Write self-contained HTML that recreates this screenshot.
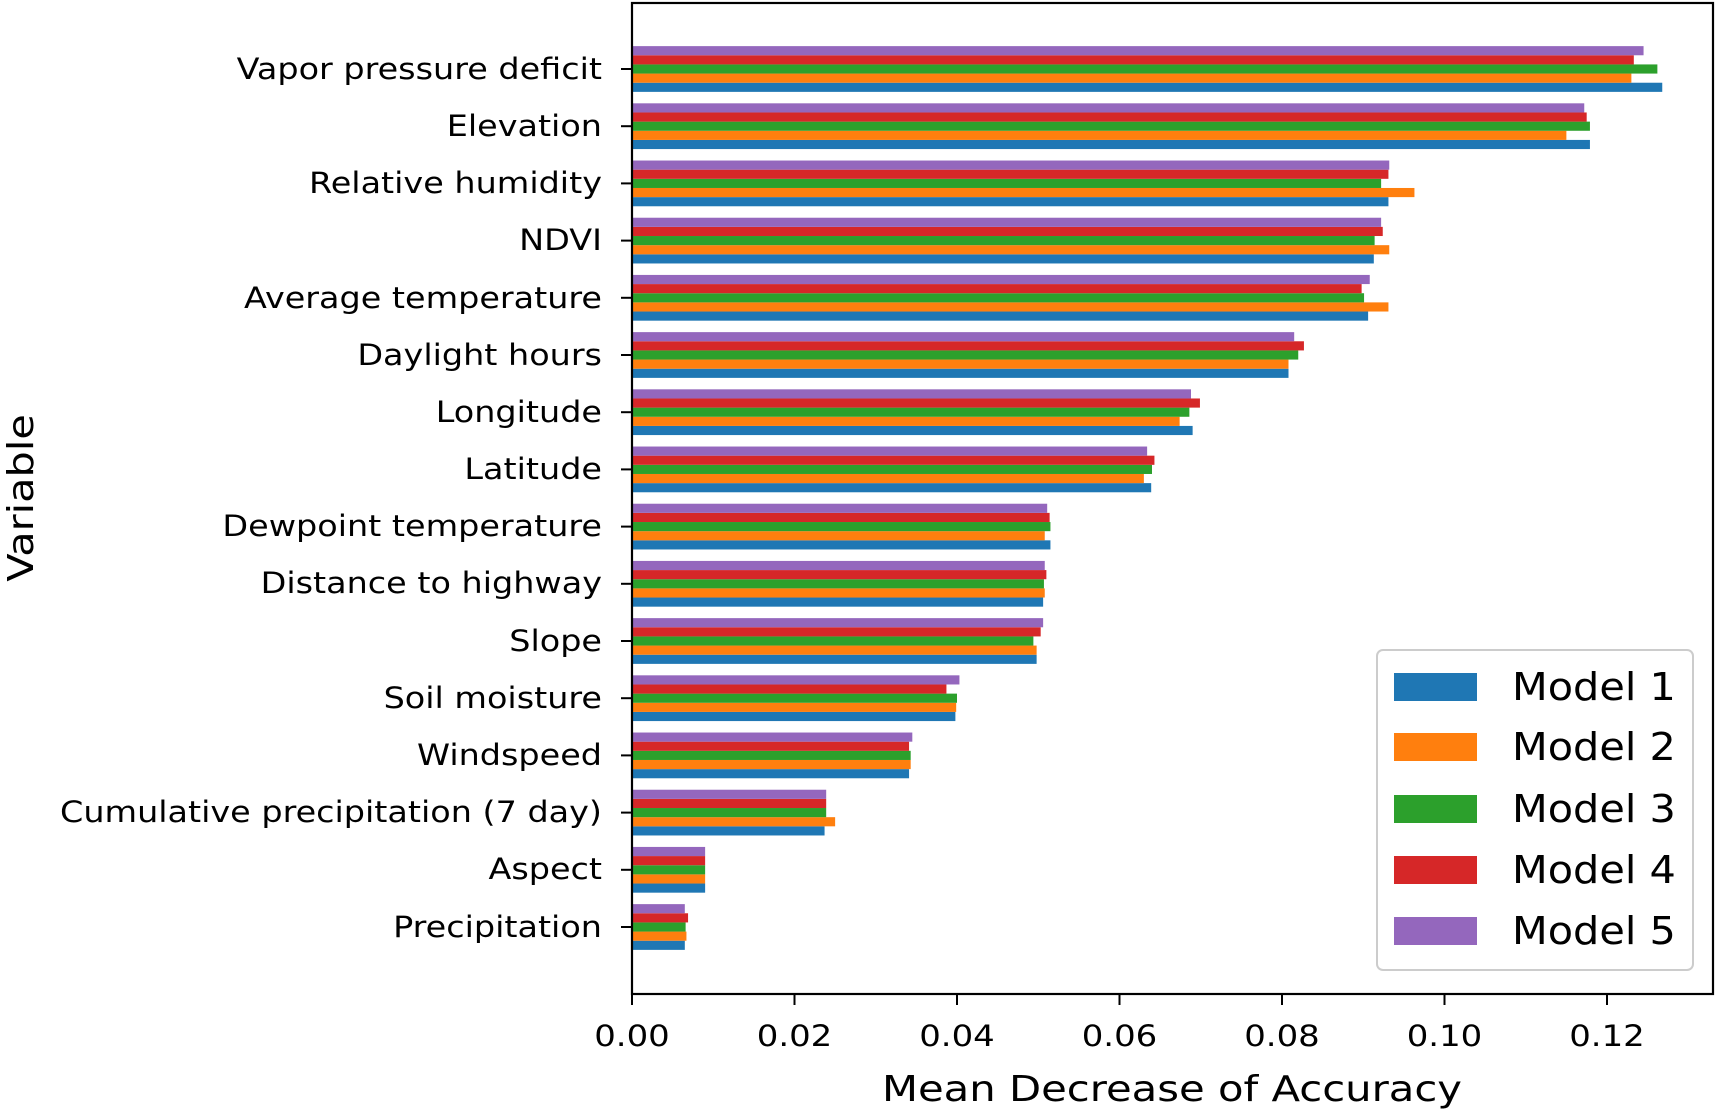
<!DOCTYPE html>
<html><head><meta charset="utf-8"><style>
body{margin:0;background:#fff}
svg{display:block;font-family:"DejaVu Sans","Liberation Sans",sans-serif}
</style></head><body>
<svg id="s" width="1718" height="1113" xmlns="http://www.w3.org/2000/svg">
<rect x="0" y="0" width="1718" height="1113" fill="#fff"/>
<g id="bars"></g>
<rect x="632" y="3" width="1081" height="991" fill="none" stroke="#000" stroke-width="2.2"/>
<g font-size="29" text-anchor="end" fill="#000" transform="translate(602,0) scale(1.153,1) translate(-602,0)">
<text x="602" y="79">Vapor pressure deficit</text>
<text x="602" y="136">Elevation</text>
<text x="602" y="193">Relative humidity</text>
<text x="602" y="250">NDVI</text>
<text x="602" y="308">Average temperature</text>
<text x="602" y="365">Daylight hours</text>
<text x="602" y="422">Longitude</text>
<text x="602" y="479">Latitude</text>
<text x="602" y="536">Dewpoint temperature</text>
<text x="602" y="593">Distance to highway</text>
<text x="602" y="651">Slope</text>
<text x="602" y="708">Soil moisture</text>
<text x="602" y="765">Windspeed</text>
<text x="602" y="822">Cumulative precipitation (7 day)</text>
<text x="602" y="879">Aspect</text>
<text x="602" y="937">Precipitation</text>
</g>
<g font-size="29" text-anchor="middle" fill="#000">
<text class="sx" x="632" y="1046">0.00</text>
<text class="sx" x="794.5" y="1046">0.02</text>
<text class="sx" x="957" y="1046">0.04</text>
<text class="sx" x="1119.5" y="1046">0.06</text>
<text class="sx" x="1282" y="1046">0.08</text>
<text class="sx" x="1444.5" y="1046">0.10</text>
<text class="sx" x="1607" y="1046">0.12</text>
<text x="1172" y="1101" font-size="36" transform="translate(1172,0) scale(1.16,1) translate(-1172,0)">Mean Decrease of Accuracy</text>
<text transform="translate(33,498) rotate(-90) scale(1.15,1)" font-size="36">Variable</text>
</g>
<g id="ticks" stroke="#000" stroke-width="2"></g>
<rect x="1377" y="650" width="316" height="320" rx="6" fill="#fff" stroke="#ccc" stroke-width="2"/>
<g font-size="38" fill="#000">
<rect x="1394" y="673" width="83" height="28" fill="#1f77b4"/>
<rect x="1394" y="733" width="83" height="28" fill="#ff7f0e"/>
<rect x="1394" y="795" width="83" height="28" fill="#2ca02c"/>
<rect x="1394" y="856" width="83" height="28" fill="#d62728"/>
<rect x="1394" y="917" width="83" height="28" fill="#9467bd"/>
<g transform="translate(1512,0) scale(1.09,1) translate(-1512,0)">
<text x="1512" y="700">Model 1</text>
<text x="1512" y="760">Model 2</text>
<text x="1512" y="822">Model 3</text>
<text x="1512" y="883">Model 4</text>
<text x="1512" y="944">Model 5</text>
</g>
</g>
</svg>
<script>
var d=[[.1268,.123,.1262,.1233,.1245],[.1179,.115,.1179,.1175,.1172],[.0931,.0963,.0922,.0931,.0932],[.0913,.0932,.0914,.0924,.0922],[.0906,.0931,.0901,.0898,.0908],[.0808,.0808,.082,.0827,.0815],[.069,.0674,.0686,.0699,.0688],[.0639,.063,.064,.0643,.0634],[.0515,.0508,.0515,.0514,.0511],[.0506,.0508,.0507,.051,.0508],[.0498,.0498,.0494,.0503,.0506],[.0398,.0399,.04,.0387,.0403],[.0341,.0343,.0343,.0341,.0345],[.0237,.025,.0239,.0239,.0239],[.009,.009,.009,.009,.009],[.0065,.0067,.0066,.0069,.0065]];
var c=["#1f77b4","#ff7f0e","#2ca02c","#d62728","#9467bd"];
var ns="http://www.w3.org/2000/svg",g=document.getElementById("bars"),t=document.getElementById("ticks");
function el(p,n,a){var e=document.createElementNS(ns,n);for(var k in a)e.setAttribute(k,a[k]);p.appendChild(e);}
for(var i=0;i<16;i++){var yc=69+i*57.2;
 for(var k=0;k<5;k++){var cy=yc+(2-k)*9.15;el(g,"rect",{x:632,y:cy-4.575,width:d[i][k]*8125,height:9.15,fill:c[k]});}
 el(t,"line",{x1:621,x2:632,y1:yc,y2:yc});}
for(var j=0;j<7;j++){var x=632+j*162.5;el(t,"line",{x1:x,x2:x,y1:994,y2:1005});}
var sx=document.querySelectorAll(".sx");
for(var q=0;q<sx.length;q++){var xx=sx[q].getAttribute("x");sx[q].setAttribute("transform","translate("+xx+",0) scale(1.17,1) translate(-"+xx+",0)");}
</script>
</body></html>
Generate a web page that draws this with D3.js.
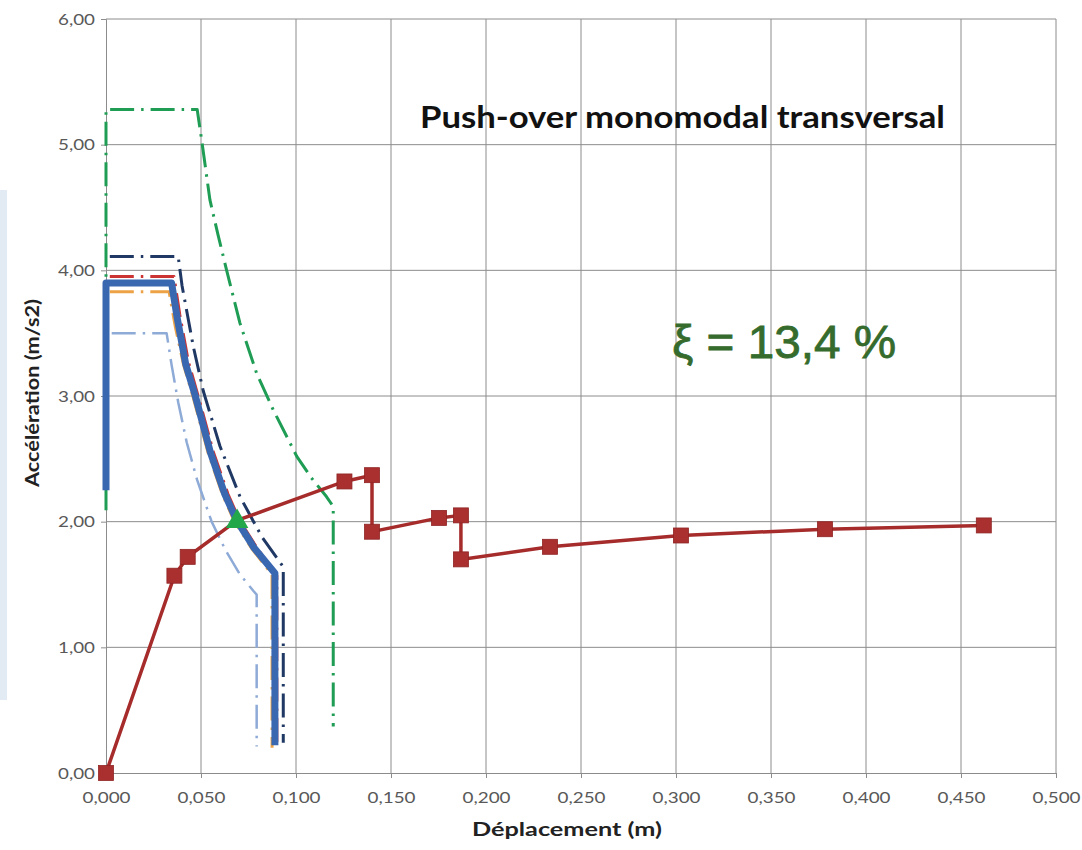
──────────────────────────────
Could you repeat all of the material exactly? Pictures should not be copied.

Write self-contained HTML that recreates this screenshot.
<!DOCTYPE html>
<html><head><meta charset="utf-8"><style>
body{margin:0;background:#fff}
svg{display:block;font-family:"DejaVu Sans","Liberation Sans",sans-serif}
</style></head><body>
<svg id="s" width="1718" height="1113" xmlns="http://www.w3.org/2000/svg">
<rect x="0" y="0" width="1718" height="1113" fill="#fff"/>
<g id="bars"></g>
<rect x="632" y="3" width="1081" height="991" fill="none" stroke="#000" stroke-width="2.2"/>
<g font-size="29" text-anchor="end" fill="#000" transform="translate(602,0) scale(1.153,1) translate(-602,0)">
<text x="602" y="79">Vapor pressure deficit</text>
<text x="602" y="136">Elevation</text>
<text x="602" y="193">Relative humidity</text>
<text x="602" y="250">NDVI</text>
<text x="602" y="308">Average temperature</text>
<text x="602" y="365">Daylight hours</text>
<text x="602" y="422">Longitude</text>
<text x="602" y="479">Latitude</text>
<text x="602" y="536">Dewpoint temperature</text>
<text x="602" y="593">Distance to highway</text>
<text x="602" y="651">Slope</text>
<text x="602" y="708">Soil moisture</text>
<text x="602" y="765">Windspeed</text>
<text x="602" y="822">Cumulative precipitation (7 day)</text>
<text x="602" y="879">Aspect</text>
<text x="602" y="937">Precipitation</text>
</g>
<g font-size="29" text-anchor="middle" fill="#000">
<text class="sx" x="632" y="1046">0.00</text>
<text class="sx" x="794.5" y="1046">0.02</text>
<text class="sx" x="957" y="1046">0.04</text>
<text class="sx" x="1119.5" y="1046">0.06</text>
<text class="sx" x="1282" y="1046">0.08</text>
<text class="sx" x="1444.5" y="1046">0.10</text>
<text class="sx" x="1607" y="1046">0.12</text>
<text x="1172" y="1101" font-size="36" transform="translate(1172,0) scale(1.16,1) translate(-1172,0)">Mean Decrease of Accuracy</text>
<text transform="translate(33,498) rotate(-90) scale(1.15,1)" font-size="36">Variable</text>
</g>
<g id="ticks" stroke="#000" stroke-width="2"></g>
<rect x="1377" y="650" width="316" height="320" rx="6" fill="#fff" stroke="#ccc" stroke-width="2"/>
<g font-size="38" fill="#000">
<rect x="1394" y="673" width="83" height="28" fill="#1f77b4"/>
<rect x="1394" y="733" width="83" height="28" fill="#ff7f0e"/>
<rect x="1394" y="795" width="83" height="28" fill="#2ca02c"/>
<rect x="1394" y="856" width="83" height="28" fill="#d62728"/>
<rect x="1394" y="917" width="83" height="28" fill="#9467bd"/>
<g transform="translate(1512,0) scale(1.09,1) translate(-1512,0)">
<text x="1512" y="700">Model 1</text>
<text x="1512" y="760">Model 2</text>
<text x="1512" y="822">Model 3</text>
<text x="1512" y="883">Model 4</text>
<text x="1512" y="944">Model 5</text>
</g>
</g>
</svg>
<script>
var d=[[.1268,.123,.1262,.1233,.1245],[.1179,.115,.1179,.1175,.1172],[.0931,.0963,.0922,.0931,.0932],[.0913,.0932,.0914,.0924,.0922],[.0906,.0931,.0901,.0898,.0908],[.0808,.0808,.082,.0827,.0815],[.069,.0674,.0686,.0699,.0688],[.0639,.063,.064,.0643,.0634],[.0515,.0508,.0515,.0514,.0511],[.0506,.0508,.0507,.051,.0508],[.0498,.0498,.0494,.0503,.0506],[.0398,.0399,.04,.0387,.0403],[.0341,.0343,.0343,.0341,.0345],[.0237,.025,.0239,.0239,.0239],[.009,.009,.009,.009,.009],[.0065,.0067,.0066,.0069,.0065]];
var c=["#1f77b4","#ff7f0e","#2ca02c","#d62728","#9467bd"];
var ns="http://www.w3.org/2000/svg",g=document.getElementById("bars"),t=document.getElementById("ticks");
function el(p,n,a){var e=document.createElementNS(ns,n);for(var k in a)e.setAttribute(k,a[k]);p.appendChild(e);}
for(var i=0;i<16;i++){var yc=69+i*57.2;
 for(var k=0;k<5;k++){var cy=yc+(2-k)*9.15;el(g,"rect",{x:632,y:cy-4.575,width:d[i][k]*8125,height:9.15,fill:c[k]});}
 el(t,"line",{x1:621,x2:632,y1:yc,y2:yc});}
for(var j=0;j<7;j++){var x=632+j*162.5;el(t,"line",{x1:x,x2:x,y1:994,y2:1005});}
var sx=document.querySelectorAll(".sx");
for(var q=0;q<sx.length;q++){var xx=sx[q].getAttribute("x");sx[q].setAttribute("transform","translate("+xx+",0) scale(1.17,1) translate(-"+xx+",0)");}
</script>
</body></html>
Generate a web page that draws this with D3.js.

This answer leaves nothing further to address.